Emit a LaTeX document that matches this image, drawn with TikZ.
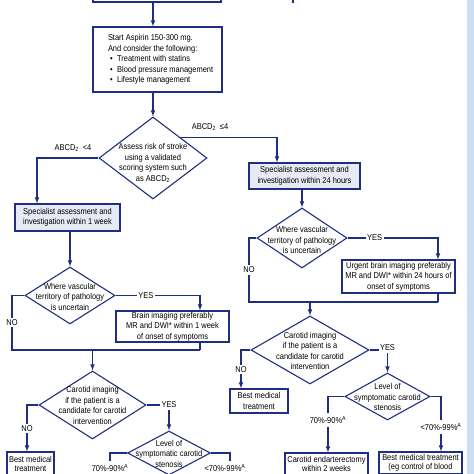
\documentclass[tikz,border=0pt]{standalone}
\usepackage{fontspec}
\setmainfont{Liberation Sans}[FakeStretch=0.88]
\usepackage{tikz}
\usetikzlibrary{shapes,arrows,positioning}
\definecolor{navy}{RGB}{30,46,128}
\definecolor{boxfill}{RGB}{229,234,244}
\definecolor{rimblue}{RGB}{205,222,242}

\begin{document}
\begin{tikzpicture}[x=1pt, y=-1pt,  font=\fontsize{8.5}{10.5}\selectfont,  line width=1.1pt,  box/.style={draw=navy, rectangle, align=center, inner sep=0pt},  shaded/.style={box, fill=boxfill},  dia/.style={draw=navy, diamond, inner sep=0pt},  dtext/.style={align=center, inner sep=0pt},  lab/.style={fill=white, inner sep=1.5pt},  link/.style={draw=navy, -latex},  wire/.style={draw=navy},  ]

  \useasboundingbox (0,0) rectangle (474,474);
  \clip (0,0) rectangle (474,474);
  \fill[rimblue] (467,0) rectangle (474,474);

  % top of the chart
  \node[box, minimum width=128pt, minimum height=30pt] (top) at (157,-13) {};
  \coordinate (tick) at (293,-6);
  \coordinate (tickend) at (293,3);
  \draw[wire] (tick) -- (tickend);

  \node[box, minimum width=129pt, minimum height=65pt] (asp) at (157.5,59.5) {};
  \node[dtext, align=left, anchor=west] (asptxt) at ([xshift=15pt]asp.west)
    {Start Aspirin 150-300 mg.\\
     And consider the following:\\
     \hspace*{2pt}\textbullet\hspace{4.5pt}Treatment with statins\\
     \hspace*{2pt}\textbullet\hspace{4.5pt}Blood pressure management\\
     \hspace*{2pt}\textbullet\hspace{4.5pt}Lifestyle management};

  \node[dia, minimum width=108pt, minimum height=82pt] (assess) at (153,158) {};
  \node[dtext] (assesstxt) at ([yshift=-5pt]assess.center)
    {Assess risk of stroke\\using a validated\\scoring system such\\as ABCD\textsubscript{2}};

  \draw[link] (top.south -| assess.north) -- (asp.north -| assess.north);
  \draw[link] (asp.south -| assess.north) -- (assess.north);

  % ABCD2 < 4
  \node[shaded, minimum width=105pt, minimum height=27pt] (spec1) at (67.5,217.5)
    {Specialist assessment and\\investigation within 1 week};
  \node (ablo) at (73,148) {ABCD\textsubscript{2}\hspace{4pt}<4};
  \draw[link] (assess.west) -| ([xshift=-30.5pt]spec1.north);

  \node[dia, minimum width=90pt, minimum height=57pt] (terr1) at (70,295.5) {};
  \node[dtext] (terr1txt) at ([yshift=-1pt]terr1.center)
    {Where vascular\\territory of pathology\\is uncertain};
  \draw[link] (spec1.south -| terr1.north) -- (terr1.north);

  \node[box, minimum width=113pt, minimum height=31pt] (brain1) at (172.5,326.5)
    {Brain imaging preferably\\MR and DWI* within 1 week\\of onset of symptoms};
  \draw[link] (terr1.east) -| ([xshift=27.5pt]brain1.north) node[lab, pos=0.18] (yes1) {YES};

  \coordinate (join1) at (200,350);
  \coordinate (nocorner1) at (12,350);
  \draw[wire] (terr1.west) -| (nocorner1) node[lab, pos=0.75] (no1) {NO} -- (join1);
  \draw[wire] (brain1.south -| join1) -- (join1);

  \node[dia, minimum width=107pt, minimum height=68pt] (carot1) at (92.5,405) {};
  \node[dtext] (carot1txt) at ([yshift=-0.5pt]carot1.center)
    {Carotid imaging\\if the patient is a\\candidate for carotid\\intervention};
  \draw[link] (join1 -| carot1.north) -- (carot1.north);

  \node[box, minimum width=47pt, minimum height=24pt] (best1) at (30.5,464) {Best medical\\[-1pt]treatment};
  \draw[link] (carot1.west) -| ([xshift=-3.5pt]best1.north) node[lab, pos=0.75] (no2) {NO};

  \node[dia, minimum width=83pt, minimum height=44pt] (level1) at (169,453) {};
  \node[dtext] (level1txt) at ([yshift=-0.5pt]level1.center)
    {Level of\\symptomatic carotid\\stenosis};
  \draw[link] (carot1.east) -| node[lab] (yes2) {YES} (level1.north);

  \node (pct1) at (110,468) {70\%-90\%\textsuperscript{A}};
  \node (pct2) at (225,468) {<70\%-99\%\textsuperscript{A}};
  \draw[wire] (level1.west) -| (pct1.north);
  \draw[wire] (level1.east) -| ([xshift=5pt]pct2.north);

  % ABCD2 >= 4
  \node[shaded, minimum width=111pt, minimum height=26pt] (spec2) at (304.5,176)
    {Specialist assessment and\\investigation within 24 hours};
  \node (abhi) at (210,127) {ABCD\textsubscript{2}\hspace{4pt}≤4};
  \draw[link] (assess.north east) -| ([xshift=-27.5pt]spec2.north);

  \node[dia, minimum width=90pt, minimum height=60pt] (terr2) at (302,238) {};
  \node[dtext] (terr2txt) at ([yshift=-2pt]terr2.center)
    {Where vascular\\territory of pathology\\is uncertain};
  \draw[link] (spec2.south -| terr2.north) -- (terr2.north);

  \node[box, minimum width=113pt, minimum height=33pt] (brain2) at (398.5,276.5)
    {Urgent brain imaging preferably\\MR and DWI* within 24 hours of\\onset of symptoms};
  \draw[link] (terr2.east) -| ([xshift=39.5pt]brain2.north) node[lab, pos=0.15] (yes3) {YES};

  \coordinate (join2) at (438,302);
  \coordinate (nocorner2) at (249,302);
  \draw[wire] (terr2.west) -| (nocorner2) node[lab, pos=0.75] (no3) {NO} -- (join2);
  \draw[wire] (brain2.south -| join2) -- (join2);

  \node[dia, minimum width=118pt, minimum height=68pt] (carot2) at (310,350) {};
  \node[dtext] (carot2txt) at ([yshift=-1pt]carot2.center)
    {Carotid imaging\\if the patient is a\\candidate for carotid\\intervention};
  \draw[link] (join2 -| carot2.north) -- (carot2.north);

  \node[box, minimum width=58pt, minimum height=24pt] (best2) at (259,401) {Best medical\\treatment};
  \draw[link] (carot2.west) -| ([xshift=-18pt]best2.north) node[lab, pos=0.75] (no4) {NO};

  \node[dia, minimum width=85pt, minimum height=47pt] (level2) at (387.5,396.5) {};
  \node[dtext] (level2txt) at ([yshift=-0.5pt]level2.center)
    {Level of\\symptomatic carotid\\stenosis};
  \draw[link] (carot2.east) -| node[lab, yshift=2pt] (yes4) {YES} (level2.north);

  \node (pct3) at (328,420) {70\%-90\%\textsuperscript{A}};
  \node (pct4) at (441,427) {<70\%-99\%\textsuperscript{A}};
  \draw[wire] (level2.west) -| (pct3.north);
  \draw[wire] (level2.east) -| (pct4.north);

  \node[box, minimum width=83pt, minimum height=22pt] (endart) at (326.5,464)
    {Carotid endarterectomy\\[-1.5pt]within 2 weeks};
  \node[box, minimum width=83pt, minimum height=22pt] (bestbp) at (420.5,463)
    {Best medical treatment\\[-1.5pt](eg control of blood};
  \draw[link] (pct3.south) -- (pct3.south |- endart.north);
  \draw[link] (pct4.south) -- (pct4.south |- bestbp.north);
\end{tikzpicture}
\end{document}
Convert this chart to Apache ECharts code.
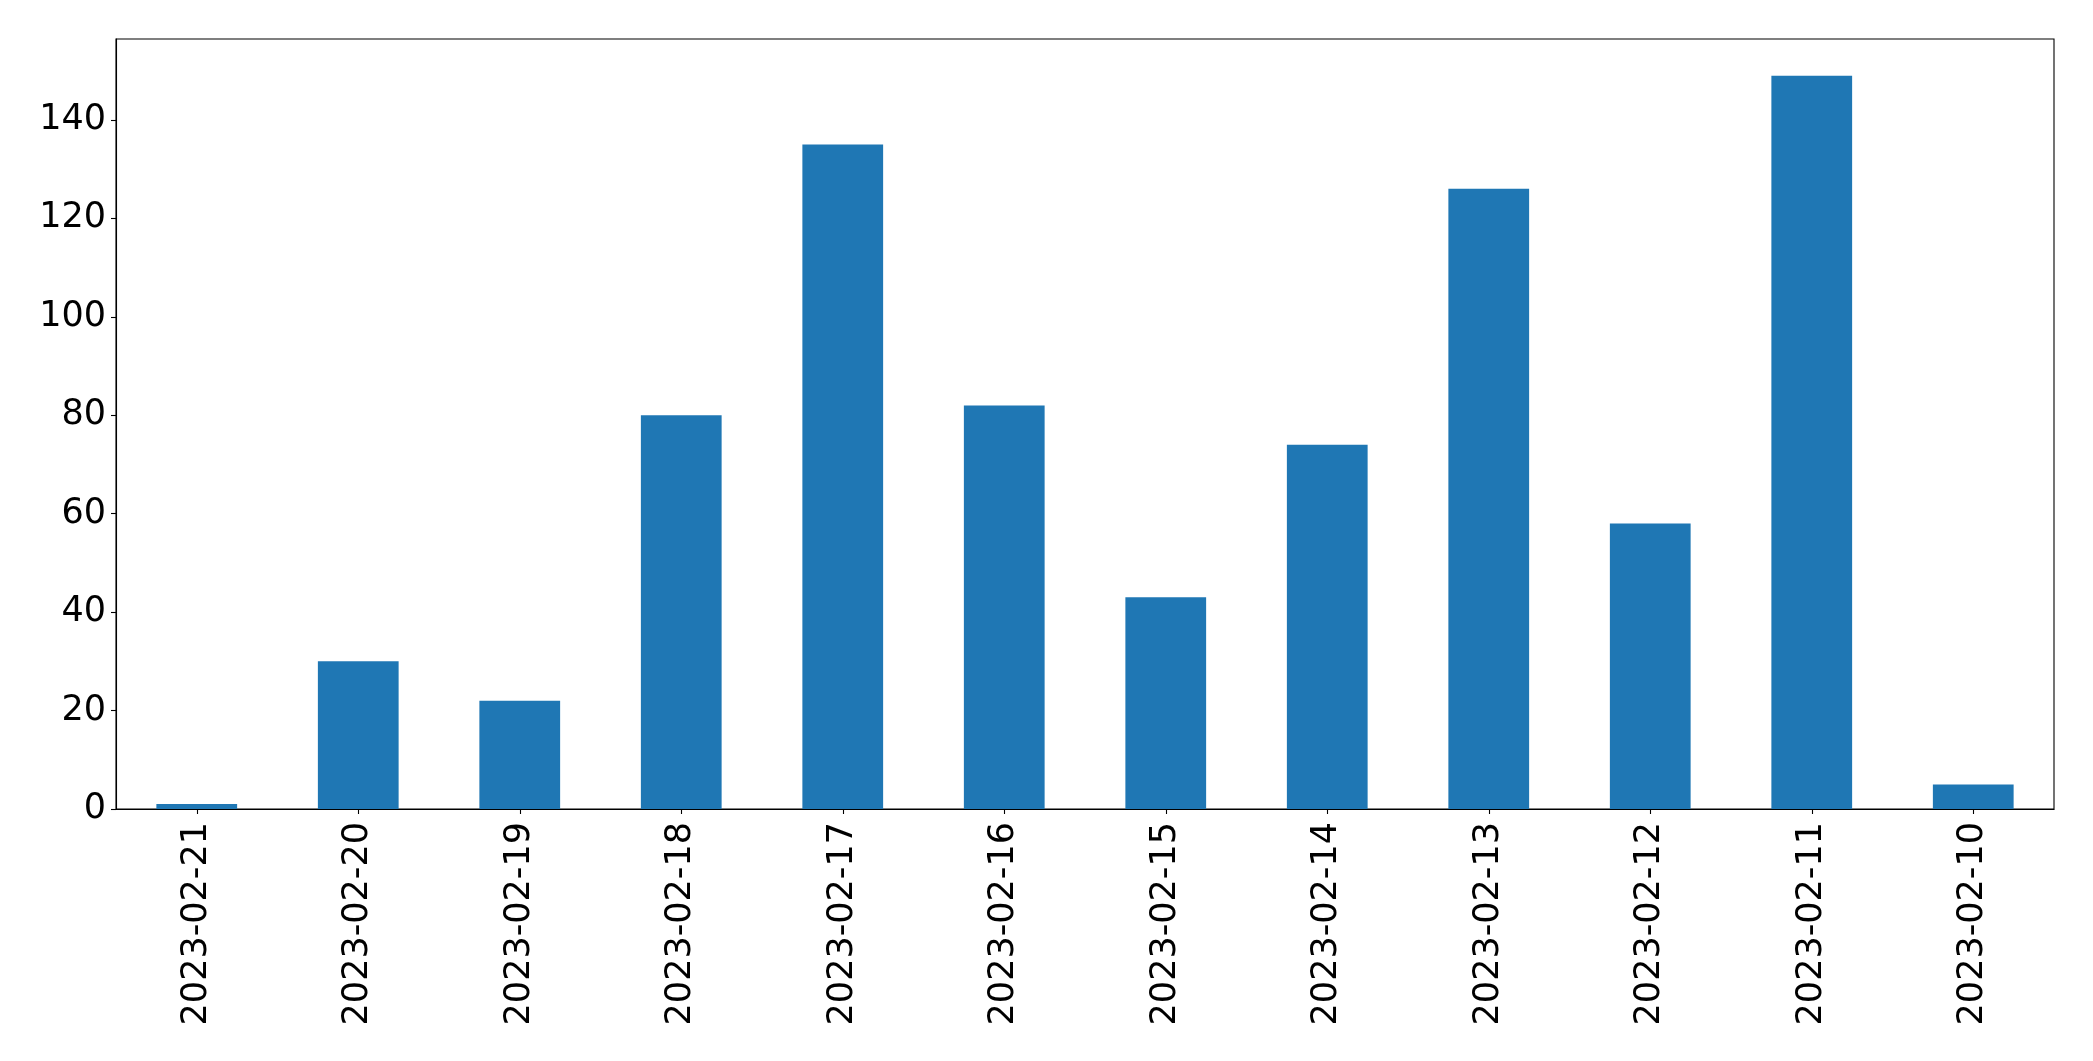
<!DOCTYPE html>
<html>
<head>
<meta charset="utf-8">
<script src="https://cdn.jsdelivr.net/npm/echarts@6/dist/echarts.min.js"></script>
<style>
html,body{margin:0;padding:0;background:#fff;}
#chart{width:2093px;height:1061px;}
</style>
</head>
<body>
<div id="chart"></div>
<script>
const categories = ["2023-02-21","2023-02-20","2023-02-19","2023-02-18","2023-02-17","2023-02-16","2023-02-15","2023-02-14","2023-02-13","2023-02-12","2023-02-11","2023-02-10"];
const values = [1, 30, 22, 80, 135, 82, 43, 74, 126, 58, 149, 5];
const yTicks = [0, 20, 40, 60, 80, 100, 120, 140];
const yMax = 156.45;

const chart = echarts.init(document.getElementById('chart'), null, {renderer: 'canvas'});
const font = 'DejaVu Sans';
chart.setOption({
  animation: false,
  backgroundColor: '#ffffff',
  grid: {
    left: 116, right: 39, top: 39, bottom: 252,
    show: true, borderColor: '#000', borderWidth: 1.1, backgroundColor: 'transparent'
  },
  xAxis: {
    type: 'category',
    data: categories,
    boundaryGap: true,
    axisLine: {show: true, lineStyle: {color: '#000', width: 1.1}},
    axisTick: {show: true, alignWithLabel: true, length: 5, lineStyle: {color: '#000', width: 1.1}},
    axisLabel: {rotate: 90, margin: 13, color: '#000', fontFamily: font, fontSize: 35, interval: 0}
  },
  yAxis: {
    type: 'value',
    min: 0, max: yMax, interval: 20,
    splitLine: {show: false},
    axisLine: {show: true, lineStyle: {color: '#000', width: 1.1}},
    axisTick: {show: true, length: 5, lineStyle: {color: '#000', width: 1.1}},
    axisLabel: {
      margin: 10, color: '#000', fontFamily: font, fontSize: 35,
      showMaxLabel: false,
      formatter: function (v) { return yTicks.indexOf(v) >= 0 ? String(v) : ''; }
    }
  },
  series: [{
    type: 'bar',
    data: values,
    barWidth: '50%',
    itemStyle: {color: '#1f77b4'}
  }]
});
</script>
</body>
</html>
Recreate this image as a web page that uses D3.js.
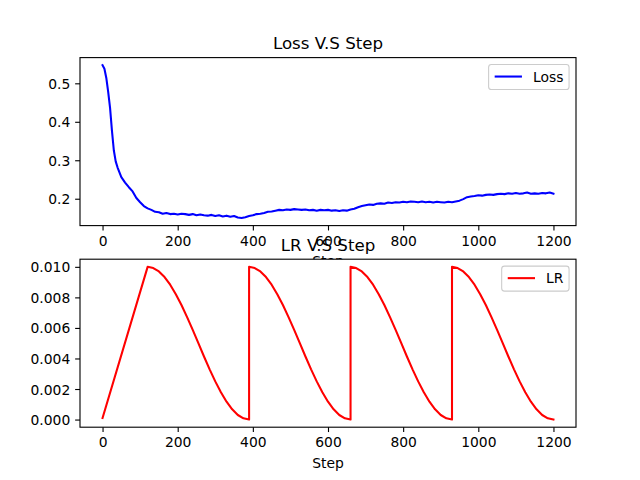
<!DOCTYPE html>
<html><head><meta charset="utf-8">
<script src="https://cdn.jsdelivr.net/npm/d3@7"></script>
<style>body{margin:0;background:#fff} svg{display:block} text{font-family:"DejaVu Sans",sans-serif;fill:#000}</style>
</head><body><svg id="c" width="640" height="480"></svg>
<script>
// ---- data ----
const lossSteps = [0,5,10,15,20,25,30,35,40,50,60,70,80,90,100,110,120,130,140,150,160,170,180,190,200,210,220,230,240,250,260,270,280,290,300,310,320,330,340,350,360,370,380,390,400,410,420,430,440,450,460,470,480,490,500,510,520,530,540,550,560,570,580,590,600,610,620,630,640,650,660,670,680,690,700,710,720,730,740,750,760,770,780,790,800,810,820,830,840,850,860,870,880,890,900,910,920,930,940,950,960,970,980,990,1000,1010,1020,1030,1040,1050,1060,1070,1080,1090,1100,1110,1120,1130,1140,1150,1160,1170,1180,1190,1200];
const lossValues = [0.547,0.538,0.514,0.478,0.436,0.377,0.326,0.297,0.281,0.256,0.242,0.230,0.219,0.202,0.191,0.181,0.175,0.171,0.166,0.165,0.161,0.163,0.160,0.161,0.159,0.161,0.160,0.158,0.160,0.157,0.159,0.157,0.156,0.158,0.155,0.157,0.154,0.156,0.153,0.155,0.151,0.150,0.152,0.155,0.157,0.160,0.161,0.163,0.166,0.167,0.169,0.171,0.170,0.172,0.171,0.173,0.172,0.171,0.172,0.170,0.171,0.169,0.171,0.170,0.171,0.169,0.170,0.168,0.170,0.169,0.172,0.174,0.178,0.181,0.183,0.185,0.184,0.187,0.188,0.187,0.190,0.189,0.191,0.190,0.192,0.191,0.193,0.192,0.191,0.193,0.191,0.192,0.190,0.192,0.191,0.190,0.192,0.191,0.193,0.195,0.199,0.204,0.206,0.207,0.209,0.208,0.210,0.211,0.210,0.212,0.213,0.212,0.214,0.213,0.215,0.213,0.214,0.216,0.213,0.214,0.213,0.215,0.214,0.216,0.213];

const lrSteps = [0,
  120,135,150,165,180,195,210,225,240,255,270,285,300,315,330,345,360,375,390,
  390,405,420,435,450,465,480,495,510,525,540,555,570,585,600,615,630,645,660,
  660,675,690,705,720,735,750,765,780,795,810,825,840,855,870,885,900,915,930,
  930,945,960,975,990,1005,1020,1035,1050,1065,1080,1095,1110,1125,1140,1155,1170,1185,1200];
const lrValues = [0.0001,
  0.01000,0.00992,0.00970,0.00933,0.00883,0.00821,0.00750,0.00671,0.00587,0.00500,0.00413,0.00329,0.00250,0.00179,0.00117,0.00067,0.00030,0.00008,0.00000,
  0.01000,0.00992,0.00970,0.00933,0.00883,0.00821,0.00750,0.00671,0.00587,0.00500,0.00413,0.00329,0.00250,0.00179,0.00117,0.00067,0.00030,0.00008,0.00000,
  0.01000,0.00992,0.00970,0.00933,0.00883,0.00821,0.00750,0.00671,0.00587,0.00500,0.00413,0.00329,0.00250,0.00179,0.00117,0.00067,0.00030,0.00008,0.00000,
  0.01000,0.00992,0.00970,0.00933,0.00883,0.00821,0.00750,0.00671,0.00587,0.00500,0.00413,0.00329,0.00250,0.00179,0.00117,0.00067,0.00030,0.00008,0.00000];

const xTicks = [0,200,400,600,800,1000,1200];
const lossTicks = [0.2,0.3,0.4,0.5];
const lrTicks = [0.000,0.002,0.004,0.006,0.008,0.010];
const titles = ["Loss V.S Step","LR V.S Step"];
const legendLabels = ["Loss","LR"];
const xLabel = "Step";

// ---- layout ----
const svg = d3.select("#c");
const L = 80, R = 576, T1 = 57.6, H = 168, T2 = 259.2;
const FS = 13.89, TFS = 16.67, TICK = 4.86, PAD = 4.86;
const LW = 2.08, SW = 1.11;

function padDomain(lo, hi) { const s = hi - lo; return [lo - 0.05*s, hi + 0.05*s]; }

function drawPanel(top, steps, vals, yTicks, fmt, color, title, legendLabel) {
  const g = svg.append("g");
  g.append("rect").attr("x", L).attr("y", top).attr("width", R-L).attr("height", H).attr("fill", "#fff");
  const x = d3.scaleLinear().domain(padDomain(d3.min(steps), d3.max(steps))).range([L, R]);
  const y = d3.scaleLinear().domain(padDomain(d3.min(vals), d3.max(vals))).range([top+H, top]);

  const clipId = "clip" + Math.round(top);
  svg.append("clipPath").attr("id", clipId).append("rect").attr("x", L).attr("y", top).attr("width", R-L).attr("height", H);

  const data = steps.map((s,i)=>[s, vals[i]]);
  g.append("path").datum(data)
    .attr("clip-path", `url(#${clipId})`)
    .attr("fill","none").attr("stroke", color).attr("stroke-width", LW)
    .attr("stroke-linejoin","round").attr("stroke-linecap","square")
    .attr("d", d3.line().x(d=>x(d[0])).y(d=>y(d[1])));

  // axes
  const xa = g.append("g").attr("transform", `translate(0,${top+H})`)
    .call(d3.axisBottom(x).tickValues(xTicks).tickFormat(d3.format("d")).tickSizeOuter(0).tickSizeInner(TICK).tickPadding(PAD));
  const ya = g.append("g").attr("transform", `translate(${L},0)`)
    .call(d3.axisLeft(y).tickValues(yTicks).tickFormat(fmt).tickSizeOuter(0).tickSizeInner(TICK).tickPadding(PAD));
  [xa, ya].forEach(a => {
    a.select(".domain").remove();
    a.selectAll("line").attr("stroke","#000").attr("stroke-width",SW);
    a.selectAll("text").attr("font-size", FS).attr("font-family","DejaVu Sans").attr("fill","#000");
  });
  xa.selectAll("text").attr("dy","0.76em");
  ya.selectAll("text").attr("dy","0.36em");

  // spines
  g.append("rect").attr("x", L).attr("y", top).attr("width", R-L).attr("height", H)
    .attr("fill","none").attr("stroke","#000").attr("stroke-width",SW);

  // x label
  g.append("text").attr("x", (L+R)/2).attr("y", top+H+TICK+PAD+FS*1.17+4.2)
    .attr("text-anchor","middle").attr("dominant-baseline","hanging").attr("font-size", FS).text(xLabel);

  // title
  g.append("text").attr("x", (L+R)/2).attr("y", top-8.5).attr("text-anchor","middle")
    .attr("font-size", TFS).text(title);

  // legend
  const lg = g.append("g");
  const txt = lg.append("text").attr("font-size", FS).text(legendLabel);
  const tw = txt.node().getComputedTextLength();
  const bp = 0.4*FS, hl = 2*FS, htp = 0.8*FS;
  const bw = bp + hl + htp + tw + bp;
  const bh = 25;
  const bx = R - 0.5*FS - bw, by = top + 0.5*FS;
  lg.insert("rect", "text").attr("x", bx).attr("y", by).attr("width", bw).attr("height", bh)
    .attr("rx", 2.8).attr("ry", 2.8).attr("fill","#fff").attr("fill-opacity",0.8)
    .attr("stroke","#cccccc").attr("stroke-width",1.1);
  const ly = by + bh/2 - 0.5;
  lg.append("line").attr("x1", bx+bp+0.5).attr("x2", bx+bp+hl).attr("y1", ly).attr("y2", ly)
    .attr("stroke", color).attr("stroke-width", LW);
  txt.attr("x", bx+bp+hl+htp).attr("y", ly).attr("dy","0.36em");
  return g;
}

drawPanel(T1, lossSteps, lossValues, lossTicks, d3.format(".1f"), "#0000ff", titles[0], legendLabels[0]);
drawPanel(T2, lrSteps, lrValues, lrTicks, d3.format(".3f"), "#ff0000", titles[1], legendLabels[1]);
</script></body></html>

#####

## WHAT TO PRODUCE
Identify the lines of the data that contain the word "this". Copy each of them.

## IN RESPONSE
Emit a LaTeX document that matches this image, drawn with TikZ.
Convert this chart to Apache ECharts code.
Recreate this image as a web page that uses D3.js.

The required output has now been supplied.